I feel sort of guilty for spazzing this morning like that. I even bought a spookie to try and compensate [spooky cookie]. Ah well.
I do finally feel like celebrating Halloween now that my exam is over. Because it feels SOOOO good. Amazingly, I didn't leave this exam feeling like I'd failed.
Was it hard? Sure, yes. It was very hard. I went through the whole exam, systematically, and triaged the problems I saw. If I knew the formula that would relate to the problem, I wrote it down. If I saw the answer right away, I wrote that down too. I probably spent a good 30 minutes just doing that and going through the equations on the back of the exam and assigning them to the various principles and processes.
In typical sneaky fashion, 9/10ths of the equations were not even necessary for any of the problems. Assmonkies.

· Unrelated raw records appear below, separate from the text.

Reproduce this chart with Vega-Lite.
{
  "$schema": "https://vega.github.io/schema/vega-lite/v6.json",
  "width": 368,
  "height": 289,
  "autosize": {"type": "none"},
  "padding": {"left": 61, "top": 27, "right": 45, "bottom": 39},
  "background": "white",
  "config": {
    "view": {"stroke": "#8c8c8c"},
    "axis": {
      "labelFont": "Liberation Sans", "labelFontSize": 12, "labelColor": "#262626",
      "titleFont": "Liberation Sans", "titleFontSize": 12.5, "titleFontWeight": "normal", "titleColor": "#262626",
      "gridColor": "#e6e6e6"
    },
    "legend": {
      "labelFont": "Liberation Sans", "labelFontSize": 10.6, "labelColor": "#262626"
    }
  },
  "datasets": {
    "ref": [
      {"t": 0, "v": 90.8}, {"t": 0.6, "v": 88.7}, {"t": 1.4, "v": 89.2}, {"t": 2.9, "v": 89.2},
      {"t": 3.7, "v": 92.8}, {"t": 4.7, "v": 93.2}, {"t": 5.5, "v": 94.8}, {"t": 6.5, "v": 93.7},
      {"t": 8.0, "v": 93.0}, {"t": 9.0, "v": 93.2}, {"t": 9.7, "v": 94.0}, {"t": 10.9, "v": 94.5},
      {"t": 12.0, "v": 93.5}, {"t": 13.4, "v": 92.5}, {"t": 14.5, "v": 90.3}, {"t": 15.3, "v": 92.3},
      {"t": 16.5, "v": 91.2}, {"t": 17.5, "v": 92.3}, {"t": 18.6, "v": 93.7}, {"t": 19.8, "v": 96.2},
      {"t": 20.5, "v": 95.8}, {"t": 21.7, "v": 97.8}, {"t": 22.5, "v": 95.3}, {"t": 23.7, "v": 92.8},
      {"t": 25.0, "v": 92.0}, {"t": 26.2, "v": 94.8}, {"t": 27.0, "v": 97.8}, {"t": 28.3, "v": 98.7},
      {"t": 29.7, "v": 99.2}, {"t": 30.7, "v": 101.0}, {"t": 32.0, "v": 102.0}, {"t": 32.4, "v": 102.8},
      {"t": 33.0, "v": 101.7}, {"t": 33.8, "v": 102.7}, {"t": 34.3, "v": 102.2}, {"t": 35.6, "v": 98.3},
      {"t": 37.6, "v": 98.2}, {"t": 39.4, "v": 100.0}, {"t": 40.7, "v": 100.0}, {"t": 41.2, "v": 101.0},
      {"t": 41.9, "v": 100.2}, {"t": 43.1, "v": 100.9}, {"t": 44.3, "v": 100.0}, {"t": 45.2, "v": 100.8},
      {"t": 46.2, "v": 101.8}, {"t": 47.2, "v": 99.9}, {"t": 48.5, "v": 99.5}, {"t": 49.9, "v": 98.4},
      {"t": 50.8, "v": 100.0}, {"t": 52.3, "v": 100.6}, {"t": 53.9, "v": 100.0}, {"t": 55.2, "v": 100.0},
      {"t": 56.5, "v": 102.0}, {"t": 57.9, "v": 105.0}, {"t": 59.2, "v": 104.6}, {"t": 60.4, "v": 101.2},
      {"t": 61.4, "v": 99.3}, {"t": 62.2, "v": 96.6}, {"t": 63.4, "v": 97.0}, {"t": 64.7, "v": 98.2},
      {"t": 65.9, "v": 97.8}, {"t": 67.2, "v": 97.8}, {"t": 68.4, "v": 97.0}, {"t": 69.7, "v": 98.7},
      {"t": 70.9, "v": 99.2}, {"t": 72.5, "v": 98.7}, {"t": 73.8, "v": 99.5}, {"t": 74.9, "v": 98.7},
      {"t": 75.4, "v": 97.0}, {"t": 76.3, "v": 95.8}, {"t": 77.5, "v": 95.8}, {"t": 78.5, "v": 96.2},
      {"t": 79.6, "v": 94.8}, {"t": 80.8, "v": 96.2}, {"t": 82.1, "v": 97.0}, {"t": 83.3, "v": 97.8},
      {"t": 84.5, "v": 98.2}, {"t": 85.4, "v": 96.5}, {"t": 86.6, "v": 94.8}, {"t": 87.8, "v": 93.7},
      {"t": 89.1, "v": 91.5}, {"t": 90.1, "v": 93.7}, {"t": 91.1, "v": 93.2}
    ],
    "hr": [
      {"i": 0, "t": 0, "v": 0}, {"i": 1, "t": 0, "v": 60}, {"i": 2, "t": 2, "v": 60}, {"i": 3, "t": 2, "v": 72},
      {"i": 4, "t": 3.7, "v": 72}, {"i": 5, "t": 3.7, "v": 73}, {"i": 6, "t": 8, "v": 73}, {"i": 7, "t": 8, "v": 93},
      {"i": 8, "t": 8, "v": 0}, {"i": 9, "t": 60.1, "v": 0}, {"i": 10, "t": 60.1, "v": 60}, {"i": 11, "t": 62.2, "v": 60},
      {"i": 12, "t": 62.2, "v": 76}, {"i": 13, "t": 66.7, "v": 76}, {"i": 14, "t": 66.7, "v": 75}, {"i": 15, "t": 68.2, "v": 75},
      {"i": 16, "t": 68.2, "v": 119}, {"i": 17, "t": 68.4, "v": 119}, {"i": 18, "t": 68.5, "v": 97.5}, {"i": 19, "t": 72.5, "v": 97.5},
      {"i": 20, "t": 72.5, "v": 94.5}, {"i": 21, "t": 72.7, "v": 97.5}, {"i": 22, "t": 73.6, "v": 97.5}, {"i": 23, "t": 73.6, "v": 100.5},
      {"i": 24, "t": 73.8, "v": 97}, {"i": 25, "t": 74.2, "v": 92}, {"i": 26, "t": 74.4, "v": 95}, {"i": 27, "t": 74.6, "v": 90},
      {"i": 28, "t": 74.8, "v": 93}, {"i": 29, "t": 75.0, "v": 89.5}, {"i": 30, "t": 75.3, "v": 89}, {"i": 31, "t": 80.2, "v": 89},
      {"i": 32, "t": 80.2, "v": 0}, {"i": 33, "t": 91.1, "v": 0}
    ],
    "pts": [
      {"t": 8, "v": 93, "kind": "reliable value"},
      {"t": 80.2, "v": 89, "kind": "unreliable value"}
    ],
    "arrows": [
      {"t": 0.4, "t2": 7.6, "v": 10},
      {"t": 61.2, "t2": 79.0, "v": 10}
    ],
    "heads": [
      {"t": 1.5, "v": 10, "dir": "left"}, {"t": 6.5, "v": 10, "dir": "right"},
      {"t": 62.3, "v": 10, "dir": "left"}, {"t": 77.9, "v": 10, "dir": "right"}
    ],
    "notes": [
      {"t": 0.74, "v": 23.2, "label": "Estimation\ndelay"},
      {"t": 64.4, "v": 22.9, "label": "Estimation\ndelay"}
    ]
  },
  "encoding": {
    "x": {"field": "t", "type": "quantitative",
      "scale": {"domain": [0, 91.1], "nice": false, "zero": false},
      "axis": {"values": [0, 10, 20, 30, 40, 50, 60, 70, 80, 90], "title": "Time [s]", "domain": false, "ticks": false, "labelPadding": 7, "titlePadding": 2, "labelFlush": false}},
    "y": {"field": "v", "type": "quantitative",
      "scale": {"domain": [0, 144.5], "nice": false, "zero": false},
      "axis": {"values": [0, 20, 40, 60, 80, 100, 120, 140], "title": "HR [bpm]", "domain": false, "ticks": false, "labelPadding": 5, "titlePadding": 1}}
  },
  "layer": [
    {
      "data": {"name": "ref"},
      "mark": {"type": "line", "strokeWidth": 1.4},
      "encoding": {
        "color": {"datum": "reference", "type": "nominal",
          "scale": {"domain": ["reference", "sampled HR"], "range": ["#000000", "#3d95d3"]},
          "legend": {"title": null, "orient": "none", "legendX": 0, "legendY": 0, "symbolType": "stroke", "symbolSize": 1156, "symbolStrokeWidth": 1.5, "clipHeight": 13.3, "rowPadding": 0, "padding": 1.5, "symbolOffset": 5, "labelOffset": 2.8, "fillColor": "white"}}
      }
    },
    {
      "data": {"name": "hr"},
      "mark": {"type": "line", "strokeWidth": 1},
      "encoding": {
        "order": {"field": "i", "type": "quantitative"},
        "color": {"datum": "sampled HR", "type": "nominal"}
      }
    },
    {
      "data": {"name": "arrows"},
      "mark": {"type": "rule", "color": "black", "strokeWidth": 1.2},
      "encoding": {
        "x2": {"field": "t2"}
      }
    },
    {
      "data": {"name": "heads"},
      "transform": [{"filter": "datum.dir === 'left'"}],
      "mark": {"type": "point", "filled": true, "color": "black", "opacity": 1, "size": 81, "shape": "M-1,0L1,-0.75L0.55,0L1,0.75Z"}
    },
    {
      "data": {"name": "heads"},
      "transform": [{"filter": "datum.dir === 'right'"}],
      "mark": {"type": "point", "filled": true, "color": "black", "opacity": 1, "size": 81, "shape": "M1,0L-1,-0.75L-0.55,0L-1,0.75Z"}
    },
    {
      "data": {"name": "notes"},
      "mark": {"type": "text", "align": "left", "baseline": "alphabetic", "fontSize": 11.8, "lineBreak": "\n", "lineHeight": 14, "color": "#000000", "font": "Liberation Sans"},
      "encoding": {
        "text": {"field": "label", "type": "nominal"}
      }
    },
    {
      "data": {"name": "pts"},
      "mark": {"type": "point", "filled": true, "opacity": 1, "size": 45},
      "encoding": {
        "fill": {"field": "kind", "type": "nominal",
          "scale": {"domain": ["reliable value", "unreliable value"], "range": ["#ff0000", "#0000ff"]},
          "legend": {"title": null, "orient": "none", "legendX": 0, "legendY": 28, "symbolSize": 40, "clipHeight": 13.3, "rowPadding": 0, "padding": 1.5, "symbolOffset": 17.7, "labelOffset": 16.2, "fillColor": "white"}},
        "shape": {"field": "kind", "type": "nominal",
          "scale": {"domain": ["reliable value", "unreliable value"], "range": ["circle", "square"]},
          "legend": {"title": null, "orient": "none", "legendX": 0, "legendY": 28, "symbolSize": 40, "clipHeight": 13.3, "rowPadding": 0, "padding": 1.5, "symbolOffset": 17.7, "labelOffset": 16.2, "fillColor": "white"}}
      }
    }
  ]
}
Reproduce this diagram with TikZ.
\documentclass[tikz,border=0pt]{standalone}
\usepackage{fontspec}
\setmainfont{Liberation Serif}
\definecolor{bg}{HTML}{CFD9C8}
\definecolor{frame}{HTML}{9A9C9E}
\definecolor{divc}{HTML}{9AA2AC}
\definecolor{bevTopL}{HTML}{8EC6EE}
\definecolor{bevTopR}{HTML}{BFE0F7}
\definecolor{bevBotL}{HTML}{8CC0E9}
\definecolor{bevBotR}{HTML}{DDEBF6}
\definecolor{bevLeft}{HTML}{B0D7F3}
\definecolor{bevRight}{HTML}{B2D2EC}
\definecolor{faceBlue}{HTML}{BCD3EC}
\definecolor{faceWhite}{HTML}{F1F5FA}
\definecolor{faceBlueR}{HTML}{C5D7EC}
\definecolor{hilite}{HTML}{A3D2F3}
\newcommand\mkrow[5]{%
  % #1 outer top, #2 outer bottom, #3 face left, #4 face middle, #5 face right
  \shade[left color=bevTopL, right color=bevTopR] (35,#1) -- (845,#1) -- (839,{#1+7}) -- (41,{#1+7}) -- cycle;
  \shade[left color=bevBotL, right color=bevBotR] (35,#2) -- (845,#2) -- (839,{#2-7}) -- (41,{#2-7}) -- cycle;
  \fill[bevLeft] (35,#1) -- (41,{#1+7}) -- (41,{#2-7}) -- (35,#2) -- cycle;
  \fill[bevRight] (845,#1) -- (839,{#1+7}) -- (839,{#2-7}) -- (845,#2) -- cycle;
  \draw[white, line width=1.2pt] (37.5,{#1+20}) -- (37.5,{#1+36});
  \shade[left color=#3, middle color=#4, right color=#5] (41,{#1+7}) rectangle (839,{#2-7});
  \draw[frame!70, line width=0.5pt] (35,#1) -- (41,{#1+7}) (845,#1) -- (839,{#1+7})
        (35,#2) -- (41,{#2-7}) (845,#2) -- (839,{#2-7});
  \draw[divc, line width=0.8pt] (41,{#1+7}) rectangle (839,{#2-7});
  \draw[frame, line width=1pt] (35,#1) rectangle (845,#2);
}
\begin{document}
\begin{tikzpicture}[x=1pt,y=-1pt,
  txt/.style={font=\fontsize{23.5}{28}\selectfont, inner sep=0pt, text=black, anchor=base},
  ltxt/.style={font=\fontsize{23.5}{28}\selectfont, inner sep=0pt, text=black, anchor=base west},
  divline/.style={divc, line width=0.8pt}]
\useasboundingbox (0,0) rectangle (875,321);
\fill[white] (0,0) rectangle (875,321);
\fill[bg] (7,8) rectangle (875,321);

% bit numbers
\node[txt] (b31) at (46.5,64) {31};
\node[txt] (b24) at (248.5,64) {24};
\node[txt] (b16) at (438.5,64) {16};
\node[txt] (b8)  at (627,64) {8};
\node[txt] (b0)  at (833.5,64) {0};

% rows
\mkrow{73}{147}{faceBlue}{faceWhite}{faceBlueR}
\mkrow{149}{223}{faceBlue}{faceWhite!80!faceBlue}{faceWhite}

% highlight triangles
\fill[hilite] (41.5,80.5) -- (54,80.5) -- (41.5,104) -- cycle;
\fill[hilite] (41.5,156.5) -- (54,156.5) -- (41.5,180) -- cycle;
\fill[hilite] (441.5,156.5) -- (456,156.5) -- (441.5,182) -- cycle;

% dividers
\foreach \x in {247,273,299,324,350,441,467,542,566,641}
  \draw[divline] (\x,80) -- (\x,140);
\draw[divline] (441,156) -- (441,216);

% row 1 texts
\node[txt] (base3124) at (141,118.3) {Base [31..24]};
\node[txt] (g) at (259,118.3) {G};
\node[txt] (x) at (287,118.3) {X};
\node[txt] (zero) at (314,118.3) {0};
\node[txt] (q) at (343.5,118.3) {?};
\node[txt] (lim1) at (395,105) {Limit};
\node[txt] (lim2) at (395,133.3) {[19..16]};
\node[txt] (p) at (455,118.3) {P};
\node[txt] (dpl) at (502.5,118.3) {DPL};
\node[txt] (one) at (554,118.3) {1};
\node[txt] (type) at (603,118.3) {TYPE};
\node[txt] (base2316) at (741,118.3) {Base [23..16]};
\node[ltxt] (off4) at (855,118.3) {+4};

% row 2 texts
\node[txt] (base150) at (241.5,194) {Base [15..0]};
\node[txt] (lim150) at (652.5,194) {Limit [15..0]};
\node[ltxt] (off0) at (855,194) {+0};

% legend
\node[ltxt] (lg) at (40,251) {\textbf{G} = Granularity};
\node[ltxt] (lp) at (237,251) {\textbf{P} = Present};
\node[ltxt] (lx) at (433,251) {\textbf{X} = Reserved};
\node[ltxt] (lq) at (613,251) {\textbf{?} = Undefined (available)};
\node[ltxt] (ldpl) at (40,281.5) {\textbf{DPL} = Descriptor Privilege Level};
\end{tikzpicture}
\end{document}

But overall, I felt like, after proper thought and deliberation, I knew what equation to apply. And, when I computed my answers, they were actually options in the multiple choice. You have NO idea how exciting this was to me. Last exam, nearly none of the answers I got for various problems were listed as choices at all.
It doesn't help either that my professor often asks for the "closest answer" so you won't actually get something that's listed. It's one of his more obnoxious characteristics.
I am relatively sure that I got at least a 15 out of 24. When I had 15 minutes left, I'd only left 4 problems blank. When I had 5 minutes left, there were just two problems that I had NO idea how to do (photons of light measured in nanometers? erg? that is, erg, the sound, and not the unit of measurement). So those problems, in my last five minutes, I made educated guesses about.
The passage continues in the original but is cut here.